Un globo nada global
Frente a tantas sociedades dedicadas al monocultivo de alguna burda hortaliza, Occidente parece un jardín botánico. Occidente entraña un universo cultural donde las piezas se superponen sin cesar. Es un fértil agregado de elementos que le otorgan un semblante tan renovado en cada siglo como leal a la herencia precedente. Occidente es el sumatorio de la democracia griega, el derecho romano, la religión judeocristiana, el renacimiento, la ilustración, el liberalismo o el marxismo. Incluso el marxismo, a pesar de su estrepitoso fracaso político, ha proporcionado a la filosofía y a la historia elementos decisivos para entender nuestra cultura y entendernos a nosotros mismos.
Se vende la idea de que la globalización, la interrelación y el mestizaje son fenómenos característicos de la modernidad, pero esta es una de las grandes mentiras de nuestro tiempo. No hay nada nuevo en que Occidente fermente con nuevas levaduras: en eso ha consistido siempre su historia. Lo lamentable es la imposibilidad de extender ese modelo, porque aún hoy la mixtura racial y cultural, el contraste de ideas, opiniones y corrientes, se circunscriben casi en exclusiva a Europa, Norteamérica, Australia y el Cono Sur americano. El resto del globo, de global, no tiene nada. En contra de predicadores optimistas, el mundo no sólo no experimenta un proceso de mestizaje político, demográfico y cultural sino que consolida sociedades cada vez más uniformes y cerradas.
Es falso que caminemos hacia una civilización global: sólo Occidente se globaliza. El resto del planeta presenta un saldo espeluznante. Enormes porciones de Latinoamérica se dirigen hacia el indigenismo. Las sociedades islámicas, incluida Turquía, son hoy más impermeables y homogéneas que hace cincuenta o cien años. Los cristianos desaparecen de Irak y Palestina. Los judíos desaparecen de Túnez y Marruecos. Los agnósticos ni aparecen. La dictadura china consigue blindarse frente al potencial contaminador de Internet. Si en 1980 habitaban en Zimbawe más de medio millón de blancos, hace cinco años quedaban 80.000 y habrá que ver hoy cuántos quedan. La verdad es que suscitan una sonrisa torcida tantas y tan ostentosas advertencias sobre la xenofobia en las democracias occidentales cuando cada vez hay más países donde las europeas deben cubrirse la cabeza si no quieren ser agredidas en la calle y cada vez menos países a los que un norteamericano puede viajar con garantías de regresar indemne a casa.

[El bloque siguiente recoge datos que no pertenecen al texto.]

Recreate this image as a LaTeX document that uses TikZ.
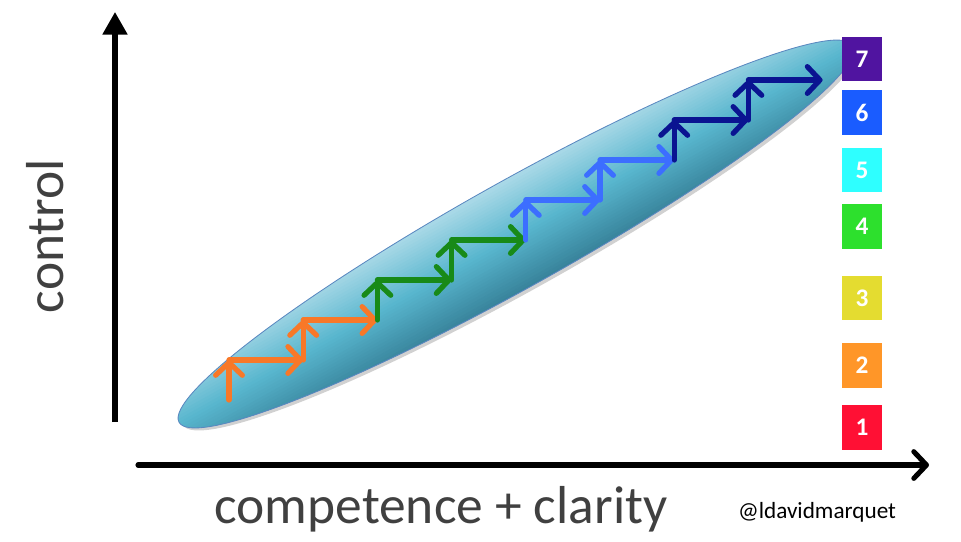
\documentclass[tikz,border=0pt]{standalone}
\usepackage{fontspec}
\setmainfont{Carlito}
\usepackage{tikz}
\usetikzlibrary{arrows.meta}
\definecolor{axisgray}{RGB}{64,64,64}
\definecolor{ellipsetop}{RGB}{172,218,232}
\definecolor{ellipsemid}{RGB}{88,182,206}
\definecolor{ellipsebot}{RGB}{54,128,152}
\definecolor{ellipseline}{RGB}{90,136,192}
\definecolor{steporange}{RGB}{248,120,40}
\definecolor{stepgreen}{RGB}{24,138,24}
\definecolor{steplight}{RGB}{60,110,255}
\definecolor{stepdark}{RGB}{10,20,145}
\definecolor{lvlone}{RGB}{255,16,52}
\definecolor{lvltwo}{RGB}{255,150,40}
\definecolor{lvlthree}{RGB}{228,220,48}
\definecolor{lvlfour}{RGB}{45,224,45}
\definecolor{lvlfive}{RGB}{46,255,255}
\definecolor{lvlsix}{RGB}{26,92,255}
\definecolor{lvlseven}{RGB}{80,20,160}

\begin{document}
\begin{tikzpicture}[
  x=0.025cm, y=-0.025cm,
  axis/.style={line width=3.6pt, black},
  stair/.style={line width=3.7pt, line cap=round, line join=round, -{Straight Barb[length=9pt,width=19pt,round]}},
  level/.style={rectangle, minimum width=1cm, minimum height=1.12cm, inner sep=0pt, text=white, font=\bfseries\fontsize{18}{18}\selectfont}
]
\useasboundingbox (0,0) rectangle (961,541);

% ellipse, shaded across its width
\begin{scope}[shift={(516,234)}, rotate=29.2]
  \fill[black, opacity=0.18] (2,4) ellipse [x radius=386, y radius=53];
  \begin{scope}
    \clip (0,0) ellipse [x radius=386, y radius=53];
    \foreach \v in {-54,-51,...,54} {
      \ifdim \v pt<0pt
        \pgfmathtruncatemacro\p{100*(-\v)/54}
        \fill[ellipsetop!\p!ellipsemid] (-400,\v) rectangle (400,\v+3.6);
      \else
        \pgfmathtruncatemacro\p{100*\v/54}
        \fill[ellipsebot!\p!ellipsemid] (-400,\v) rectangle (400,\v+3.6);
      \fi
    }
  \end{scope}
  \draw[ellipseline, line width=0.6pt] (0,0) ellipse [x radius=386, y radius=53];
\end{scope}

% axes
\coordinate (yfoot) at (115,422);
\coordinate (ytip) at (115,12);
\coordinate (xfoot) at (138,465);
\coordinate (xtip) at (929,465);
\draw[axis, -{Triangle[length=16pt,width=17pt]}] (yfoot) -- (ytip);
\draw[axis, line cap=round, -{Straight Barb[length=9pt,width=19pt,round]}] (xfoot) -- (xtip);

% staircase
\foreach \i/\col in {0/steporange,1/steporange,2/stepgreen,3/stepgreen,4/steplight,5/steplight,6/stepdark,7/stepdark} {
  \coordinate (b\i) at ({229+74.2*\i},{400-40*\i});
  \coordinate (t\i) at ({229+74.2*\i},{360-40*\i});
  \coordinate (e\i) at ({229+74.2*(\i+1)},{360-40*\i});
  \draw[stair, \col] (b\i) -- (t\i);
  \draw[stair, \col] (t\i) -- (e\i);
}

% levels
\node[level, fill=lvlseven] (l7) at (862,59) {7};
\node[level, fill=lvlsix] (l6) at (862,112.5) {6};
\node[level, fill=lvlfive] (l5) at (862,170) {5};
\node[level, fill=lvlfour] (l4) at (862,226.5) {4};
\node[level, fill=lvlthree] (l3) at (862,298) {3};
\node[level, fill=lvltwo] (l2) at (862,365.5) {2};
\node[level, fill=lvlone] (l1) at (862,427.5) {1};

% labels
\node[anchor=base, text=axisgray, font=\fontsize{38}{38}\selectfont] (xlabel) at (441,523) {competence + clarity};
\node[anchor=base, rotate=90, text=axisgray, font=\fontsize{38}{38}\selectfont] (ylabel) at (63,236) {control};
\node[font=\fontsize{16.5}{16.5}\selectfont] (credit) at (817,512) {@ldavidmarquet};
\end{tikzpicture}
\end{document}
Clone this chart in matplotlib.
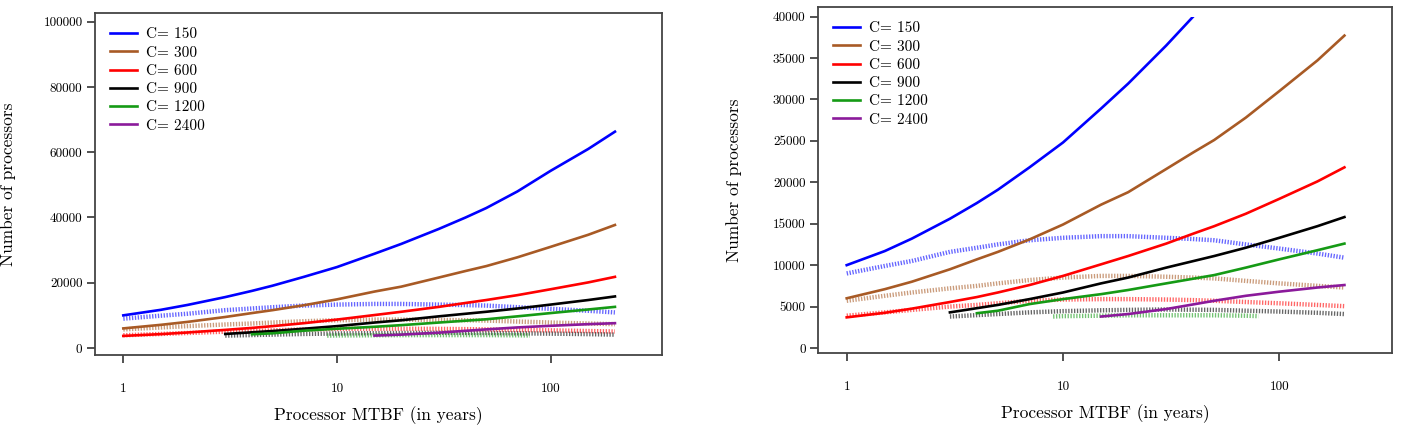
import matplotlib
matplotlib.use("Agg")
import matplotlib.pyplot as plt
from matplotlib.patches import Rectangle

plt.rcParams['font.family'] = ['cmr10', 'DejaVu Serif']
plt.rcParams['axes.formatter.use_mathtext'] = True

# DATA
mtbf = [1, 1.5, 2, 3, 4, 5, 7, 10, 15, 20, 30, 40, 50, 70, 100, 150, 200]
mtbf_900 = [3, 5, 7, 10, 15, 20, 30, 50, 70, 100, 150, 200]
mtbf_1200 = [4, 5, 7, 10, 15, 20, 30, 50, 70, 100, 150, 200]
mtbf_2400 = [15, 20, 30, 50, 70, 100, 150, 200]
mtbf_1200_dot = [9, 10, 15, 20, 30, 50, 70, 80]

labels = ["C= 150", "C= 300", "C= 600", "C= 900", "C= 1200", "C= 2400"]
colors = ["#0000ff", "#a85a25", "#ff0000", "#000000", "#159a15", "#8b1a9b"]

# solid curves
c150 = [10000, 11700, 13200, 15600, 17500, 19100, 21800, 24800, 28900,
        31900, 36500, 40000, 42900, 48000, 54300, 61000, 66300]
c300 = [6000, 7100, 8000, 9500, 10700, 11600, 13100, 14900, 17300, 18800,
        21600, 23600, 25100, 27800, 31000, 34700, 37700]
c600 = [3700, 4250, 4750, 5550, 6150, 6700, 7600, 8700, 10100, 11100,
        12600, 13800, 14700, 16200, 18000, 20100, 21800]
c900 = [4300, 5200, 5900, 6700, 7800, 8500, 9700, 11100, 12100, 13300,
        14700, 15800]
c1200 = [4200, 4500, 5300, 5900, 6500, 7000, 7800, 8800, 9700, 10700,
         11800, 12600]
c2400 = [3800, 4100, 4700, 5700, 6300, 6800, 7300, 7600]

# dotted curves
d150 = [9000, 9900, 10500, 11600, 12100, 12500, 13000, 13300, 13500, 13500,
        13300, 13150, 13000, 12500, 12000, 11400, 10900]
d300 = [5700, 6300, 6700, 7200, 7500, 7800, 8200, 8500, 8700, 8700,
        8600, 8500, 8400, 8100, 7800, 7500, 7300]
d600 = [3900, 4300, 4600, 5000, 5200, 5400, 5700, 5850, 5900, 5900,
        5850, 5780, 5700, 5550, 5400, 5200, 5050]
d900 = [3800, 4100, 4300, 4450, 4550, 4600, 4650, 4600, 4500, 4400,
        4250, 4100]
d1200 = [3800, 3850, 3900, 3950, 3950, 3950, 3900, 3850]


def draw(ax, ylim, yticks, cap=None):
    dotted = [(mtbf, d150), (mtbf, d300), (mtbf, d600), (mtbf_900, d900),
              (mtbf_1200_dot, d1200)]
    for (xs, ys), col in zip(dotted, colors):
        ax.plot(xs, ys, color=col, lw=3.2, alpha=0.6,
                linestyle=(0, (0.3, 0.35)), solid_capstyle='butt')

    solid = [(mtbf, c150), (mtbf, c300), (mtbf, c600), (mtbf_900, c900),
             (mtbf_1200, c1200), (mtbf_2400, c2400)]
    for (xs, ys), col, lab in zip(solid, colors, labels):
        line, = ax.plot(xs, ys, color=col, lw=1.9, label=lab)
        if cap is not None:
            clip = Rectangle((0.1, -1e6), 1e4, 1e6 + cap,
                             transform=ax.transData)
            line.set_clip_path(clip)

    ax.set_xscale("log")
    ax.set_xlim(0.737, 332)
    ax.set_xticks([1, 10, 100])
    ax.set_xticklabels(["1", "10", "100"])
    ax.minorticks_off()
    ax.set_ylim(*ylim)
    ax.set_yticks(yticks)
    ax.set_yticklabels([str(v) for v in yticks])
    ax.tick_params(axis="x", length=6, width=1.2, pad=14, labelsize=9.5,
                   color="#333333")
    ax.tick_params(axis="y", length=6, width=1.2, pad=3, labelsize=9.5,
                   color="#333333")
    for sp in ax.spines.values():
        sp.set_linewidth(1.3)
        sp.set_color("#444444")
    ax.set_xlabel("Processor MTBF (in years)", fontsize=12.5)
    ax.set_ylabel("Number of processors", fontsize=12.5)
    ax.legend(loc="upper left", frameon=False, fontsize=11,
              handlelength=1.8, handletextpad=0.6, labelspacing=0.3,
              borderaxespad=0.55)


fig = plt.figure(figsize=(14.01, 4.28), dpi=100)
ax1 = fig.add_axes([0.0678, 0.1706, 0.4047, 0.799])
ax2 = fig.add_axes([0.5839, 0.1752, 0.4097, 0.8084])

draw(ax1, (-2145, 102666), list(range(0, 100001, 20000)))
draw(ax2, (-603, 41146), list(range(0, 40001, 5000)), cap=40000)

ax1.xaxis.set_label_coords(0.5, -0.15)
ax1.yaxis.set_label_coords(-0.14, 0.5)
ax2.xaxis.set_label_coords(0.5, -0.148)
ax2.yaxis.set_label_coords(-0.132, 0.5)

fig.savefig("out.png", dpi=100)
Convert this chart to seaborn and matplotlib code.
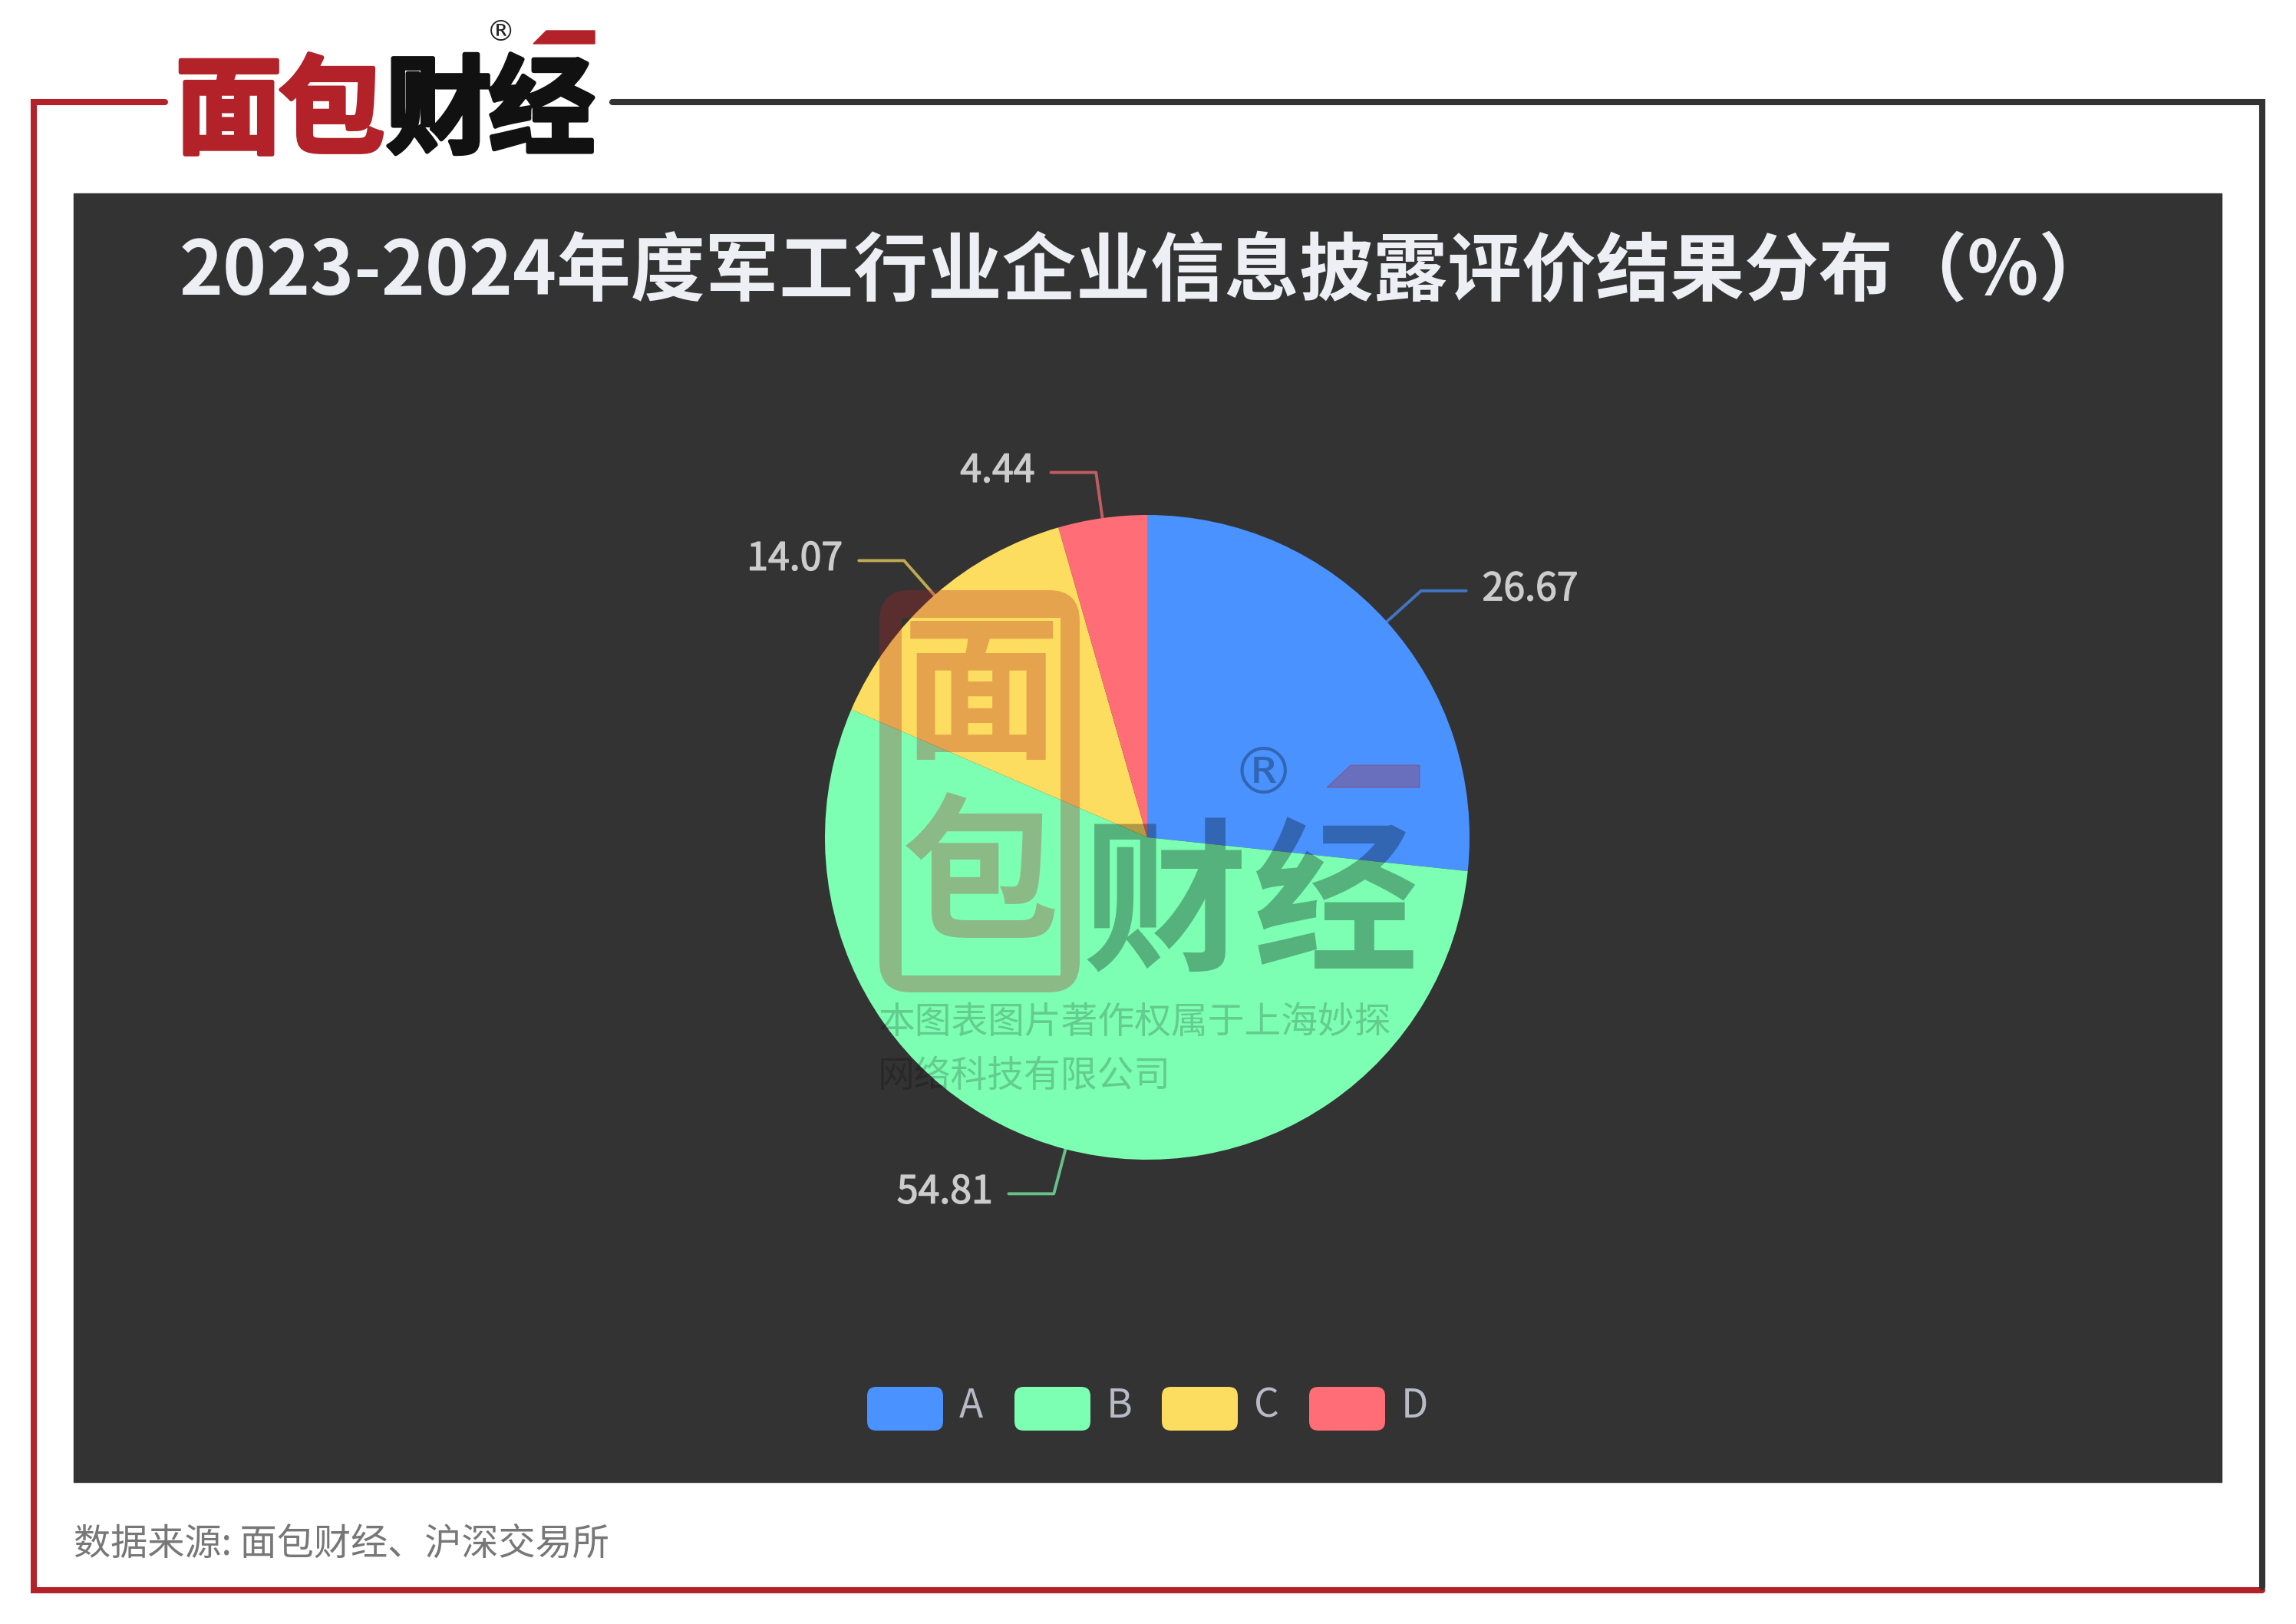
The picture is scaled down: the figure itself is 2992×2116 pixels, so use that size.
import matplotlib
matplotlib.use('Agg')
import matplotlib.pyplot as plt
import matplotlib.patheffects as pe
import seaborn as sns
from matplotlib.patches import FancyBboxPatch, PathPatch, Polygon, Rectangle
from matplotlib.path import Path
import numpy as np

W, H = 2992, 2116

categories = ['A', 'B', 'C', 'D']
values = [26.67, 54.81, 14.07, 4.44]
value_labels = ['26.67', '54.81', '14.07', '4.44']
colors = ['#4992FF', '#7CFFB2', '#FDDD60', '#FF6E76']

title = '2023-2024年度军工行业企业信息披露评价结果分布（%）'
source = '数据来源: 面包财经、沪深交易所'
notice = ['本图表图片著作权属于上海妙探', '网络科技有限公司']

sns.set_theme(style='white')
plt.rcParams['font.family'] = ['Noto Sans CJK SC', 'DejaVu Sans']

RED = '#B22228'
DARK = '#333333'

fig = plt.figure(figsize=(W / 100, H / 100), dpi=100, facecolor='white')

# page layer, in image pixels
page = fig.add_axes([0, 0, 1, 1])
page.set_xlim(0, W)
page.set_ylim(H, 0)
page.axis('off')

page.add_patch(Rectangle((96, 252), 2799, 1679, color=DARK, zorder=1))

# frame round the panel
page.plot([215, 44, 44, 2948], [133, 133, 2072, 2072], color=RED, lw=5.8, solid_joinstyle='miter', zorder=2)
page.plot([798, 2948, 2948], [133, 133, 2068], color=DARK, lw=5.8, solid_joinstyle='miter', zorder=2)

# logo
for ch, x, c in zip('面包财经', [298, 432, 572, 706], [RED, RED, '#111111', '#111111']):
    t = page.text(x, 148, ch, color=c, ha='center', va='center', fontsize=100, fontweight='bold', zorder=3)
    t.set_path_effects([pe.withStroke(linewidth=4, foreground=c)])
page.add_patch(Polygon([[695, 57], [712, 40], [775, 40], [775, 57]], color=RED, zorder=3))
page.text(653, 43, '®', fontsize=27, color='#222222', family='DejaVu Sans', ha='center', va='center', zorder=3)

page.text(1494, 356, title, fontsize=69.7, fontweight='bold', color='#EEEEF5', ha='center', va='center', zorder=3)
page.text(96, 2012, source, fontsize=34.7, color='#777777', ha='left', va='center', zorder=3)

# legend
for i, (cat, c) in enumerate(zip(categories, colors)):
    x0 = 1130 + i * 192
    page.add_patch(FancyBboxPatch((x0 + 12, 1819), 75, 33, boxstyle='round,pad=12,rounding_size=12',
                                  facecolor=c, edgecolor='none', zorder=3))
    page.text(x0 + 120, 1832, cat, fontsize=37, color='#B9B9C8', ha='left', va='center', zorder=3)

# pie, radius 420 px around (1495, 1091)
side = 1680
pie_ax = fig.add_axes([(1495 - side / 2) / W, 1 - (1091 + side / 2) / H, side / W, side / H])
pie_ax.patch.set_alpha(0)
wedges, _ = pie_ax.pie(values, colors=colors, startangle=90, counterclock=False, radius=1,
                       wedgeprops=dict(linewidth=0))
pie_ax.set_xlim(-2, 2)
pie_ax.set_ylim(-2, 2)

# leader lines and value labels
for wedge, label, c in zip(wedges, value_labels, colors):
    a = np.deg2rad((wedge.theta1 + wedge.theta2) / 2)
    ux, uy = np.cos(a), np.sin(a)
    side_sign = 1 if ux >= 0 else -1
    ex, ey = 1.143 * ux, 1.143 * uy
    xs = [ux, ex, ex + side_sign * 0.14]
    ys = [uy, ey, ey]
    pie_ax.plot(xs, ys, color=c, lw=2.8, alpha=0.7, clip_on=False, zorder=4)
    t = pie_ax.text(xs[-1] + side_sign * 0.05, ey + 0.004, label, fontsize=36, color='#CCCCCC',
                    ha='left' if side_sign > 0 else 'right', va='center', clip_on=False, zorder=4)
    t.set_path_effects([pe.withStroke(linewidth=1, foreground='#CCCCCC')])

# watermark on top of the chart
mark = fig.add_axes([0, 0, 1, 1])
mark.set_xlim(0, W)
mark.set_ylim(H, 0)
mark.axis('off')
mark.patch.set_alpha(0)

# rounded block behind the two stacked red characters, with its middle cut out
outer = FancyBboxPatch((1186, 809), 181, 444, boxstyle='round,pad=40,rounding_size=40').get_path()
inner = Path([(1175, 805), (1175, 1271), (1382, 1271), (1382, 805), (1175, 805)], closed=True)
mark.add_patch(PathPatch(Path.make_compound_path(outer, inner), facecolor=RED, edgecolor='none', alpha=0.31))

mark.text(1278, 912, '面', fontsize=148, fontweight='bold', color=RED, alpha=0.31, ha='center', va='center')
mark.text(1278, 1148, '包', fontsize=148, fontweight='bold', color=RED, alpha=0.31, ha='center', va='center')
mark.text(1518, 1185, '财', fontsize=155, fontweight='bold', color='black', alpha=0.3, ha='center', va='center')
mark.text(1740, 1185, '经', fontsize=155, fontweight='bold', color='black', alpha=0.3, ha='center', va='center')
mark.add_patch(Polygon([[1729, 1026], [1760, 997], [1850, 997], [1850, 1026]], color=RED, alpha=0.31))
mark.text(1646, 1010, '®', fontsize=60, color='black', alpha=0.3, family='DejaVu Sans', ha='center', va='center')
mark.text(1144, 1332, notice[0], fontsize=34.4, color='black', alpha=0.2, ha='left', va='center')
mark.text(1144, 1402, notice[1], fontsize=34.4, color='black', alpha=0.2, ha='left', va='center')

plt.savefig('out.png', dpi=100, facecolor='white')
print('Saved: out.png')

El drama de los críticos de Occidente (que suelen ser occidentales, ya que el resto de los contradictores casi nunca rebasan el estadio de vulgares terroristas) es que la conciencia autocrítica, la resistencia al chauvinismo, el pudor a la hora de ensalzar virtudes propias, son en sí mismas conductas profundamente occidentales, en las que concurren la responsabilidad personal del Derecho romano, el examen de conciencia cristiano o el relativismo cultural que inspiró la Ilustración. Por eso, explicitar en demasía que Occidente representa los mejores valores de la humanidad resulta algo tan petulante, tan jactancioso, que contradice los mismos valores que se quiere defender. No deja de ser una ironía de la historia: los occidentales, cada vez que nos sentimos superiores a los otros, traicionamos lo mejor de nuestra identidad. Y es que contamos con una memoria nada complaciente, que nos recuerda cómo las hogueras inquisitoriales, las tiranías comunistas o los campos de concentración están a la vuelta de la esquina, a la vuelta de la esquina de nuestra conciencia colectiva, de nuestros horrendos fantasmas familiares.
La tarea que asoma por delante va a ser intelectualmente compleja: defender con éxito un ideal ético, político y cultural que los demás ni comparten ni comprenden. Habrá que defender la tolerancia sin caer en la intolerancia y resaltar el valor de lo relativo sin recurrir a decretos absolutos. Y a la complejidad de esta tarea se le une su dureza: nuestros contradictores ideológicos no son tan remilgados. En términos históricos, va a ser una contienda apasionante cuyo resultado final, librado a largo plazo, no verá esta generación. Pero quizás sea una suerte que no lleguemos a verlo.